# [What you are asked to do]
Pull out the lines running from the one with "Generate a Python" to the one with "plt.rcParams['font.family'] = ['Liberation", inclusive, word for word. Drop any picture.
::: Material for this task :::
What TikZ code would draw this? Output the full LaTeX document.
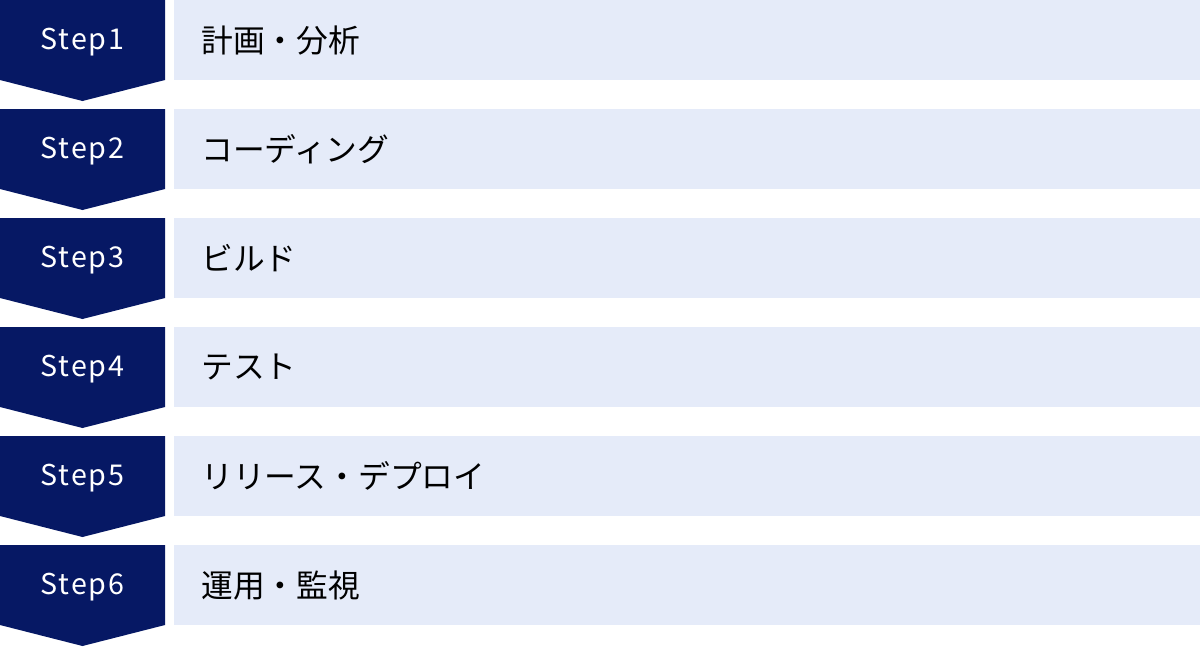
\documentclass[tikz,border=0pt]{standalone}
\usepackage{fontspec}
\setmainfont{Noto Sans CJK JP}
\newfontfamily\stepfont[LetterSpace=7]{Noto Sans CJK JP}
\definecolor{navy}{RGB}{6,24,100}
\definecolor{pale}{RGB}{229,235,249}
\begin{document}
\begin{tikzpicture}[x=0.75pt,y=-0.75pt,
  stepshape/.style={fill=navy},
  steplabel/.style={text=white,font=\stepfont\fontsize{21.5pt}{24pt}\selectfont,inner sep=0pt},
  taskbox/.style={fill=pale,anchor=north west,minimum width=1026*0.75pt,minimum height=80*0.75pt,
    text width=1026*0.75pt-2*27*0.75pt,inner xsep=27*0.75pt,inner ysep=0pt,align=left,
    font=\fontsize{23.8pt}{26pt}\selectfont}]
\useasboundingbox (0,0) rectangle (1200,647);
\foreach \i/\txt in {1/計画・分析,2/コーディング,3/ビルド,4/テスト,5/リリース・デプロイ,6/運用・監視}{
  \pgfmathsetmacro{\t}{109*(\i-1)}
  \fill[stepshape] (0,\t) -- (165,\t) -- (165,\t+80) -- (82.5,\t+101) -- (0,\t+80) -- cycle;
  \node[steplabel] (s\i) at (82.5,\t+42) {Step\i};
  \node[taskbox] (b\i) at (174,\t) {\txt};
}
\end{tikzpicture}
\end{document}
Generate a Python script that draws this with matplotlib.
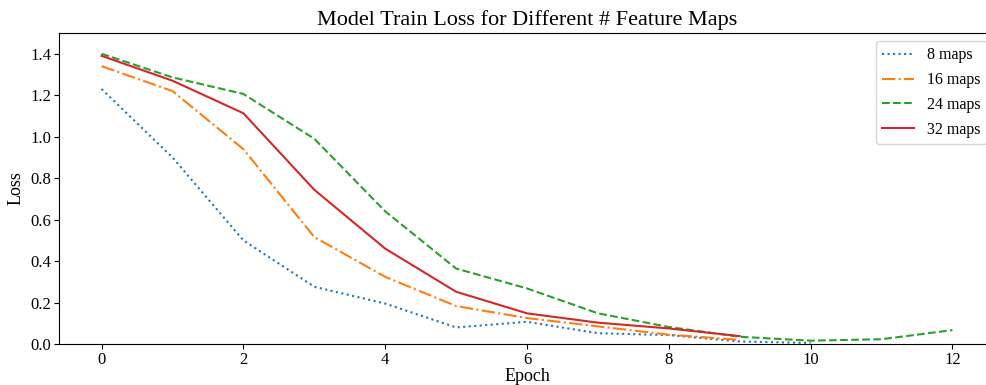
import numpy as np
import matplotlib
matplotlib.use("Agg")
import matplotlib.pyplot as plt

plt.rcParams['font.family'] = ['Liberation Serif', 'DejaVu Serif']

# loss per epoch
loss_8 = [1.23, 0.90, 0.50, 0.276, 0.195, 0.08, 0.107, 0.052, 0.043, 0.012, 0.005]
loss_16 = [1.34, 1.22, 0.94, 0.516, 0.324, 0.183, 0.125, 0.085, 0.045, 0.02]
loss_24 = [1.40, 1.286, 1.206, 0.99, 0.64, 0.364, 0.268, 0.148, 0.082, 0.035, 0.016, 0.023, 0.067]
loss_32 = [1.39, 1.27, 1.113, 0.744, 0.46, 0.252, 0.148, 0.103, 0.075, 0.038]

fig = plt.figure(figsize=(9.87, 3.85), dpi=100)
# axes runs a little past the right edge of the picture, like the reference
ax = fig.add_axes([59/987, 1 - 344/385, 936/987, 311/385])
ax.plot(np.arange(len(loss_8)), loss_8, ':', label='8 maps')
ax.plot(np.arange(len(loss_16)), loss_16, '-.', label='16 maps')
ax.plot(np.arange(len(loss_24)), loss_24, '--', label='24 maps')
ax.plot(np.arange(len(loss_32)), loss_32, '-', label='32 maps')

ax.set_ylim(0, 1.5)
ax.set_title("Model Train Loss for Different # Feature Maps", fontsize=16)
ax.set_xlabel("Epoch", fontsize=13, labelpad=0)
ax.set_ylabel("Loss", fontsize=13)
ax.tick_params(labelsize=12, pad=2)
ax.legend(fontsize=11.5, loc='upper right', labelspacing=0.55)

plt.savefig("out.png")
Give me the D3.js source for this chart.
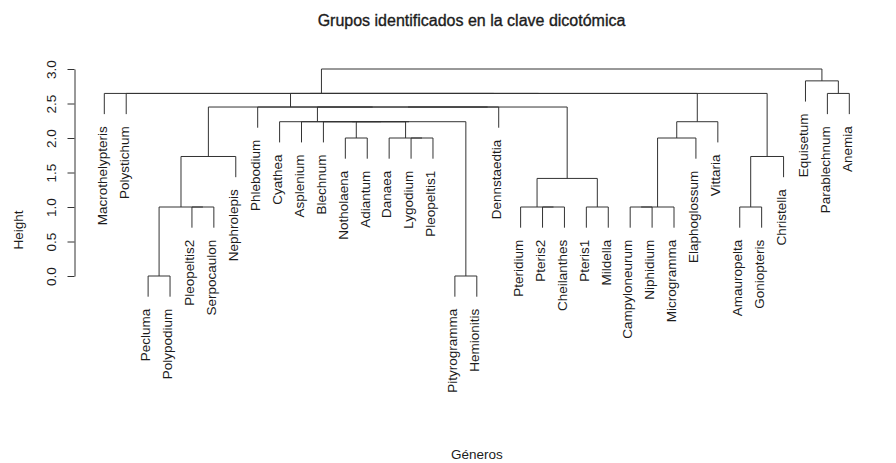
<!DOCTYPE html>
<html lang="es">
<head>
<meta charset="UTF-8">
<script src="https://cdn.jsdelivr.net/npm/d3@7"></script>
<title>Grupos identificados en la clave dicotómica</title>
<style>
  body { margin: 0; background: #fff; }
  text { font-family: "Liberation Sans", Arial, sans-serif; fill: #1c1c1c; }
</style>
</head>
<body>
<svg id="dend" width="896" height="463"></svg>
<script>
// leaf labels, in drawing order
const generos = [
  "Macrothelypteris", "Polystichum", "Pecluma", "Polypodium", "Pleopeltis2",
  "Serpocaulon", "Nephrolepis", "Phlebodium", "Cyathea", "Asplenium",
  "Blechnum", "Notholaena", "Adiantum", "Danaea", "Lygodium",
  "Pleopeltis1", "Pityrogramma", "Hemionitis", "Dennstaedtia", "Pteridium",
  "Pteris2", "Cheilanthes", "Pteris1", "Mildella", "Campyloneurum",
  "Niphidium", "Microgramma", "Elaphoglossum", "Vittaria", "Amauropelta",
  "Goniopteris", "Christella", "Equisetum", "Parablechnum", "Anemia"
];

// hclust-style merges: [left, right, height]; negative = leaf (1-based), positive = earlier merge row
const fusiones = [
  [-3, -4, 0], [-17, -18, 0],
  [-5, -6, 1], [1, 3, 1], [-21, -22, 1], [-20, 5, 1], [-23, -24, 1],
  [-25, -26, 1], [8, -27, 1], [-30, -31, 1],
  [6, 7, 1.414],
  [4, -7, 1.732], [10, -32, 1.732],
  [-12, -13, 2], [-15, -16, 2], [-14, 15, 2], [9, -28, 2],
  [14, 16, 2.236], [-11, 18, 2.236], [19, 2, 2.236], [-10, 20, 2.236], [-9, 21, 2.236], [17, -29, 2.236],
  [22, -19, 2.449], [24, 11, 2.449], [-8, 25, 2.449], [12, 26, 2.449],
  [27, 23, 2.646], [-2, 28, 2.646], [29, 13, 2.646], [-1, 30, 2.646], [-34, -35, 2.646],
  [-33, 32, 2.828],
  [31, 33, 3.0]
];

const alturasEje = [0, 0.5, 1, 1.5, 2, 2.5, 3];
const colgar = 0.3; // how far leaves hang below their merge

let svg = d3.select("#dend");

let x = d3.scaleLinear()
  .domain([-1.36, generos.length - 1 + 1.36])
  .range([74.5, 879.1]);
let y = d3.scaleLinear()
  .domain([0, 3])
  .range([276, 69]);

// x of every merge = midpoint of its two children (like R)
let posX = [];
function cx(k) { return k < 0 ? x(-k - 1) : posX[k - 1]; }
fusiones.forEach((f, i) => { posX[i] = (cx(f[0]) + cx(f[1])) / 2; });

// bottom of a child branch
function cy(k, h) { return k < 0 ? h - colgar : fusiones[k - 1][2]; }

let hojaH = [];
fusiones.forEach(f => {
  [f[0], f[1]].forEach(k => { if (k < 0) hojaH[-k - 1] = f[2] - colgar; });
});

/* BRANCHES */
svg.append("g").selectAll("path")
  .data(fusiones)
  .join("path")
  .attr("d", f => {
    let p = d3.path();
    p.moveTo(cx(f[0]), y(cy(f[0], f[2])));
    p.lineTo(cx(f[0]), y(f[2]));
    p.lineTo(cx(f[1]), y(f[2]));
    p.lineTo(cx(f[1]), y(cy(f[1], f[2])));
    return p.toString();
  })
  .attr("fill", "none")
  .attr("stroke", "#333")
  .attr("stroke-width", 1);

/* LEAF LABELS */
svg.append("g").selectAll("text")
  .data(generos)
  .join("text")
  .attr("transform", (d, i) => `translate(${x(i)},${y(hojaH[i]) + 12}) rotate(-90)`)
  .attr("text-anchor", "end")
  .attr("dy", "0.17em")
  .style("font-size", "13.5px")
  .text(d => d);

/* AXIS */
let ejeY = d3.axisLeft(y)
  .tickValues(alturasEje)
  .tickFormat(d3.format(".1f"))
  .tickSize(7)
  .tickSizeOuter(0);

let gEje = svg.append("g")
  .attr("transform", `translate(${x.range()[0]},0)`)
  .call(ejeY);
gEje.select(".domain").attr("stroke", "#333");
gEje.selectAll(".tick line").attr("stroke", "#333");
gEje.selectAll(".tick text")
  .attr("x", 0)
  .attr("dy", 0)
  .attr("transform", "translate(-18.5,0) rotate(-90)")
  .attr("text-anchor", "middle")
  .style("font-size", "13.5px");

/* TITLES */
svg.append("text")
  .attr("x", 471.5)
  .attr("y", 26)
  .attr("text-anchor", "middle")
  .style("font-size", "16px")
  .style("stroke", "#1c1c1c")
  .style("stroke-width", 0.35)
  .text("Grupos identificados en la clave dicotómica");

svg.append("text")
  .attr("transform", "translate(22.5,230) rotate(-90)")
  .attr("text-anchor", "middle")
  .style("font-size", "13.5px")
  .text("Height");

svg.append("text")
  .attr("x", (x.range()[0] + x.range()[1]) / 2)
  .attr("y", 459)
  .attr("text-anchor", "middle")
  .style("font-size", "13.5px")
  .text("Géneros");
</script>
</body>
</html>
:::
# [Response to this exercise]
Generate a Python script that draws this with matplotlib.
import numpy as np
import matplotlib
matplotlib.use("Agg")
import matplotlib.pyplot as plt

plt.rcParams['font.family'] = ['Liberation Serif', 'DejaVu Serif']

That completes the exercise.